YouTube breeding ground for anti-vaccination views
Flu Vaccination misinformation in YouTube
As cold and flu season hits this year amid growing debate over the necessity of vaccinations, University of Toronto researchers have uncovered widespread misinformation in related videos on YouTube.
In the first-ever study of its kind, U of T researchers Kumanan Wilson and Jennifer Keelan analyzed 153 videos about vaccination and immunization on YouTube, a popular online video-sharing site. Researchers found that more than half of the videos portrayed childhood, HPV, flu and other vaccinations negatively or ambiguously. Of those videos, a staggering 45 per cent contained messages that contradict the 2006 Canadian Immunization Guide, which provides national guidelines for immunization practices.
"YouTube is increasingly a resource people consult for health information, including vaccination," said first author Keelan, a professor in U of T's Department of Public Health Sciences. "Our study shows that a significant amount of immunization content on YouTube contradicts the nation's reference standard. From a public health perspective, this is very concerning."
The research team also found that videos skeptical of vaccinations - many of them highly provocative and powerful - received more views and better ratings by YouTube users than those videos that portray immunizations in a positive light.
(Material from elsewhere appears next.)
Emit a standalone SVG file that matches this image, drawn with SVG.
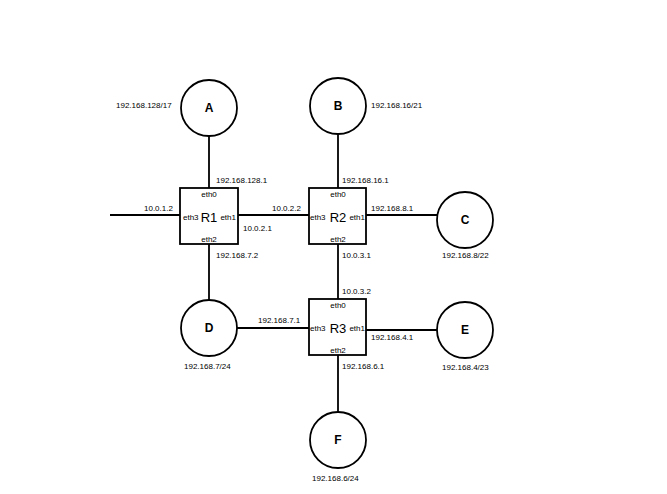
<svg xmlns="http://www.w3.org/2000/svg" width="667" height="494" viewBox="0 0 667 494">
<style>
.n{fill:#fff;stroke:#000;stroke-width:1.8}
.l{stroke:#000;stroke-width:1.8}
text{font-family:"Liberation Sans",Arial,sans-serif;fill:#000}
.s{font-size:8px}
.e{font-size:8px}
.r{font-size:13px}
.c{font-size:12px;font-weight:bold}
</style>
<rect width="667" height="494" fill="#fff"/>
<g id="connectors">
<line class="l" x1="209" y1="136" x2="209" y2="188"/>
<line class="l" x1="110" y1="215" x2="180" y2="215"/>
<line class="l" x1="238" y1="215" x2="309" y2="215"/>
<line class="l" x1="338" y1="134" x2="338" y2="188"/>
<line class="l" x1="366" y1="215" x2="437" y2="215"/>
<line class="l" x1="338" y1="244" x2="338" y2="299"/>
<line class="l" x1="209" y1="244" x2="209" y2="300"/>
<line class="l" x1="237" y1="328" x2="309" y2="328"/>
<line class="l" x1="366" y1="330" x2="437" y2="330"/>
<line class="l" x1="338" y1="355" x2="338" y2="412"/>
</g>
<g id="A"><circle class="n" cx="209" cy="108" r="28"/><text class="c" x="209" y="112" text-anchor="middle">A</text><text class="s" x="116" y="108">192.168.128/17</text></g>
<g id="B"><circle class="n" cx="338" cy="106" r="28"/><text class="c" x="338" y="110" text-anchor="middle">B</text><text class="s" x="371" y="108">192.168.16/21</text></g>
<g id="C"><circle class="n" cx="465" cy="220" r="28"/><text class="c" x="465" y="224" text-anchor="middle">C</text><text class="s" x="442" y="258">192.168.8/22</text></g>
<g id="D"><circle class="n" cx="209" cy="328" r="28"/><text class="c" x="209" y="332" text-anchor="middle">D</text><text class="s" x="184" y="369">192.168.7/24</text></g>
<g id="E"><circle class="n" cx="465" cy="330" r="28"/><text class="c" x="465" y="334" text-anchor="middle">E</text><text class="s" x="442" y="370">192.168.4/23</text></g>
<g id="F"><circle class="n" cx="338" cy="440" r="28"/><text class="c" x="338" y="444" text-anchor="middle">F</text><text class="s" x="312" y="481">192.168.6/24</text></g>
<g id="R1"><rect class="n" x="180" y="188" width="58" height="56"/>
<text class="e" x="209" y="197" text-anchor="middle">eth0</text><text class="e" x="209" y="242" text-anchor="middle">eth2</text>
<text class="e" x="183" y="220">eth3</text><text class="e" x="236" y="220" text-anchor="end">eth1</text>
<text class="r" x="209" y="222" text-anchor="middle">R1</text>
<text class="s" x="216" y="183">192.168.128.1</text><text class="s" x="144" y="211">10.0.1.2</text>
<text class="s" x="243" y="231">10.0.2.1</text><text class="s" x="216" y="258">192.168.7.2</text></g>
<g id="R2"><rect class="n" x="309" y="188" width="57" height="56"/>
<text class="e" x="338" y="197" text-anchor="middle">eth0</text><text class="e" x="338" y="242" text-anchor="middle">eth2</text>
<text class="e" x="310" y="220">eth3</text><text class="e" x="365" y="220" text-anchor="end">eth1</text>
<text class="r" x="338" y="222" text-anchor="middle">R2</text>
<text class="s" x="342" y="183">192.168.16.1</text><text class="s" x="272" y="211">10.0.2.2</text>
<text class="s" x="371" y="211">192.168.8.1</text><text class="s" x="342" y="258">10.0.3.1</text></g>
<g id="R3"><rect class="n" x="309" y="299" width="57" height="56"/>
<text class="e" x="338" y="308" text-anchor="middle">eth0</text><text class="e" x="338" y="353" text-anchor="middle">eth2</text>
<text class="e" x="310" y="331">eth3</text><text class="e" x="365" y="331" text-anchor="end">eth1</text>
<text class="r" x="338" y="333" text-anchor="middle">R3</text>
<text class="s" x="342" y="294">10.0.3.2</text><text class="s" x="258" y="323">192.168.7.1</text>
<text class="s" x="371" y="340">192.168.4.1</text><text class="s" x="342" y="369">192.168.6.1</text></g>
</svg>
"Health care professionals need to be aware that individuals critical of immunization are using YouTube to communicate their viewpoints and that patients may be obtaining information from these videos" sayid Wilson, senior author and a professor with U of T's Department of Medicine. "YouTube users also need to be aware of this, so they can filter information from the site accordingly."
"The findings also indicate that public health officials should consider how to effectively communicate their viewpoints through Internet video portals," Wilson said.